Example: A 3,500 lb car that accelerates to 60 mph in 6 seconds:

HP ≈ (3,500 × (60/6)²) / (30 × 550) ≈ 233 hp

Note: This is a rough estimate and doesn't account for factors like traction, aerodynamics, or drivetrain efficiency.

What's the relationship between horsepower and fuel consumption?

Generally, more horsepower requires more fuel, but the relationship isn't linear. Modern engines with turbocharging, direct injection, and variable valve timing can produce more horsepower with better fuel efficiency than older, naturally aspirated engines. The specific fuel consumption (SFC) measures how much fuel is used per horsepower-hour. A typical gasoline engine might have an SFC of 0.45-0.55 lb/hp-hr, while a diesel engine might achieve 0.35-0.45 lb/hp-hr.

For more information, see the U.S. Department of Energy's Alternative Fuels Data Center.

How does horsepower relate to towing capacity?

Towing capacity depends on several factors, including horsepower, torque, transmission gearing, and the vehicle's structural strength. While horsepower helps maintain speed while towing, torque is often more critical for initial acceleration and hill climbing. A good rule of thumb is that you need about 10-15 horsepower per 1,000 pounds of trailer weight for comfortable towing on flat roads, and more for hilly terrain. However, always follow the manufacturer's towing capacity ratings, as they account for all safety factors.

Why do some countries use kilowatts instead of horsepower?

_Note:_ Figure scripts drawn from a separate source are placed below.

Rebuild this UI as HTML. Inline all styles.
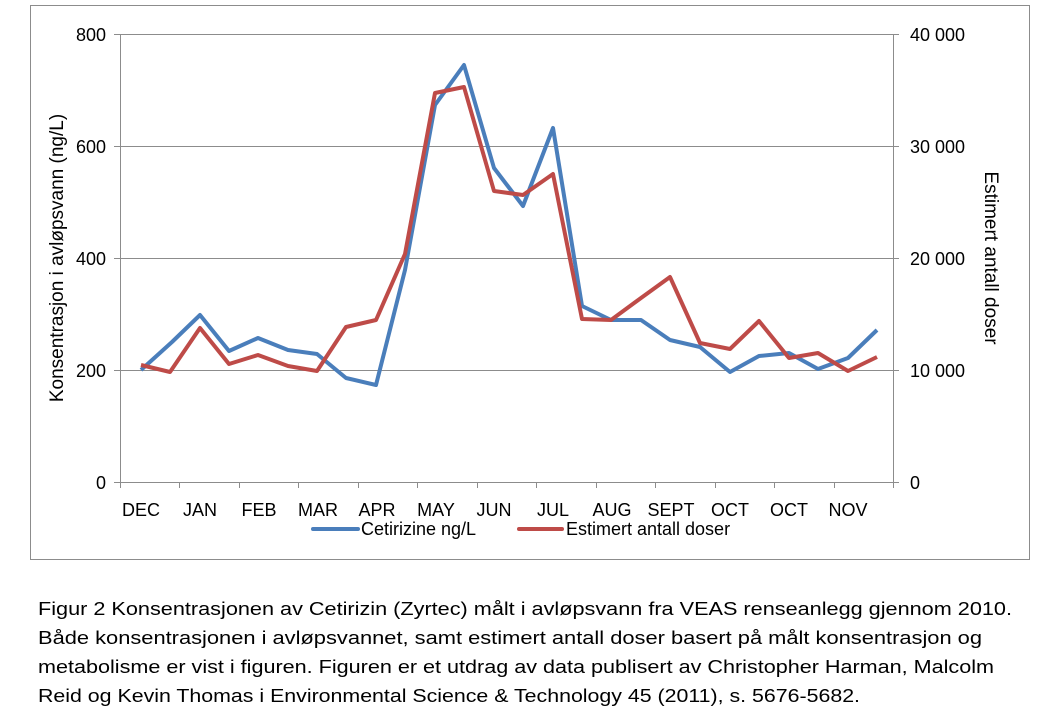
<!DOCTYPE html>
<html><head><meta charset="utf-8"><style>
html,body{margin:0;padding:0;background:#fff;}
svg{display:block;}
</style></head><body>
<svg width="1046" height="717" viewBox="0 0 1046 717" xmlns="http://www.w3.org/2000/svg" font-family="Liberation Sans, Arial, sans-serif">
<rect x="30.5" y="5.5" width="999" height="554" fill="#fff" stroke="#8c8c8c" stroke-width="1"/>
<g stroke="#8c8c8c" stroke-width="1">
<line x1="120" y1="34.5" x2="893" y2="34.5"/>
<line x1="120" y1="146.5" x2="893" y2="146.5"/>
<line x1="120" y1="258.5" x2="893" y2="258.5"/>
<line x1="120" y1="370.5" x2="893" y2="370.5"/>
<line x1="114" y1="482.5" x2="899" y2="482.5"/>
<line x1="120.5" y1="34" x2="120.5" y2="488"/>
<line x1="893.5" y1="34" x2="893.5" y2="488"/>
<line x1="114" y1="34.5" x2="120" y2="34.5"/><line x1="114" y1="146.5" x2="120" y2="146.5"/>
<line x1="114" y1="258.5" x2="120" y2="258.5"/><line x1="114" y1="370.5" x2="120" y2="370.5"/>
<line x1="893" y1="34.5" x2="899" y2="34.5"/><line x1="893" y1="146.5" x2="899" y2="146.5"/>
<line x1="893" y1="258.5" x2="899" y2="258.5"/><line x1="893" y1="370.5" x2="899" y2="370.5"/>
<line x1="179.5" y1="482" x2="179.5" y2="488"/><line x1="239.5" y1="482" x2="239.5" y2="488"/>
<line x1="298.5" y1="482" x2="298.5" y2="488"/><line x1="358.5" y1="482" x2="358.5" y2="488"/>
<line x1="417.5" y1="482" x2="417.5" y2="488"/><line x1="477.5" y1="482" x2="477.5" y2="488"/>
<line x1="536.5" y1="482" x2="536.5" y2="488"/><line x1="596.5" y1="482" x2="596.5" y2="488"/>
<line x1="655.5" y1="482" x2="655.5" y2="488"/><line x1="715.5" y1="482" x2="715.5" y2="488"/>
<line x1="774.5" y1="482" x2="774.5" y2="488"/><line x1="834.5" y1="482" x2="834.5" y2="488"/>
</g>
<g font-size="18" fill="#000" text-anchor="end">
<text x="106" y="41">800</text><text x="106" y="153">600</text><text x="106" y="265">400</text><text x="106" y="377">200</text><text x="106" y="489">0</text>
</g>
<g font-size="18" fill="#000" text-anchor="start">
<text x="910" y="41">40 000</text><text x="910" y="153">30 000</text><text x="910" y="265">20 000</text><text x="910" y="377">10 000</text><text x="910" y="489">0</text>
</g>
<g font-size="18" fill="#000" text-anchor="middle">
<text x="141" y="516">DEC</text><text x="200" y="516">JAN</text><text x="259" y="516">FEB</text><text x="318" y="516">MAR</text><text x="377" y="516">APR</text><text x="436" y="516">MAY</text><text x="494" y="516">JUN</text><text x="553" y="516">JUL</text><text x="612" y="516">AUG</text><text x="671" y="516">SEPT</text><text x="730" y="516">OCT</text><text x="789" y="516">OCT</text><text x="848" y="516">NOV</text>
</g>
<text transform="translate(63,258) rotate(-90)" font-size="19" text-anchor="middle">Konsentrasjon i avløpsvann (ng/L)</text>
<text transform="translate(985,258) rotate(90)" font-size="19" text-anchor="middle">Estimert antall doser</text>
<polyline fill="none" stroke="#4a7ebb" stroke-width="4" stroke-linejoin="round" points="141,370 172,342 200,315 229,351 258,338 288,350 317,354 346,378 376,385 405,270 435,105 464,65 494,168 523,206 553,128 582,306 611,320 641,320 670,340 700,347 730,372 759,356 789,353 818,369 848,358 877,330"/>
<polyline fill="none" stroke="#be4b48" stroke-width="4" stroke-linejoin="round" points="141,365 170,372 200,328 229,364 258,355 288,366 317,371 346,327 376,320 405,254 435,93 464,87 494,191 523,195 553,174 582,319 611,320 641,298 670,277 700,343 730,349 759,321 789,358 818,353 848,371 877,357"/>
<line x1="313" y1="529" x2="358" y2="529" stroke="#4a7ebb" stroke-width="4" stroke-linecap="round"/>
<text x="361" y="535" font-size="18">Cetirizine ng/L</text>
<line x1="519" y1="529" x2="562" y2="529" stroke="#be4b48" stroke-width="4" stroke-linecap="round"/>
<text x="566" y="535" font-size="18">Estimert antall doser</text>
<g font-size="18" fill="#000">
<text x="38" y="615" textLength="974" lengthAdjust="spacingAndGlyphs">Figur 2 Konsentrasjonen av Cetirizin (Zyrtec) målt i avløpsvann fra VEAS renseanlegg gjennom 2010.</text>
<text x="38" y="644" textLength="944" lengthAdjust="spacingAndGlyphs">Både konsentrasjonen i avløpsvannet, samt estimert antall doser basert på målt konsentrasjon og</text>
<text x="38" y="673" textLength="956" lengthAdjust="spacingAndGlyphs">metabolisme er vist i figuren. Figuren er et utdrag av data publisert av Christopher Harman, Malcolm</text>
<text x="38" y="702" textLength="822" lengthAdjust="spacingAndGlyphs">Reid og Kevin Thomas i Environmental Science &amp; Technology 45 (2011), s. 5676-5682.</text>
</g>
</svg>
</body></html>
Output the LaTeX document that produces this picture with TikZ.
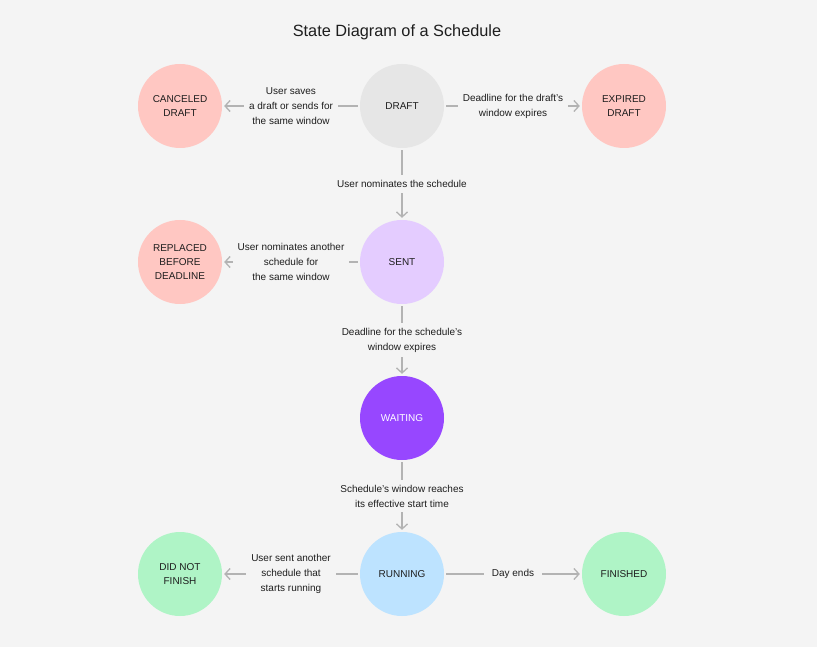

Many countries, particularly in Europe and Asia, use the metric system and express engine power in kilowatts (kW) rather than horsepower. The conversion is straightforward: 1 kW ≈ 1.341 hp. The International System of Units (SI) officially recognizes the watt as the unit of power, making kilowatts the standard in scientific and engineering contexts worldwide. However, horsepower remains popular in the automotive industry, especially in the United States, due to tradition and consumer familiarity.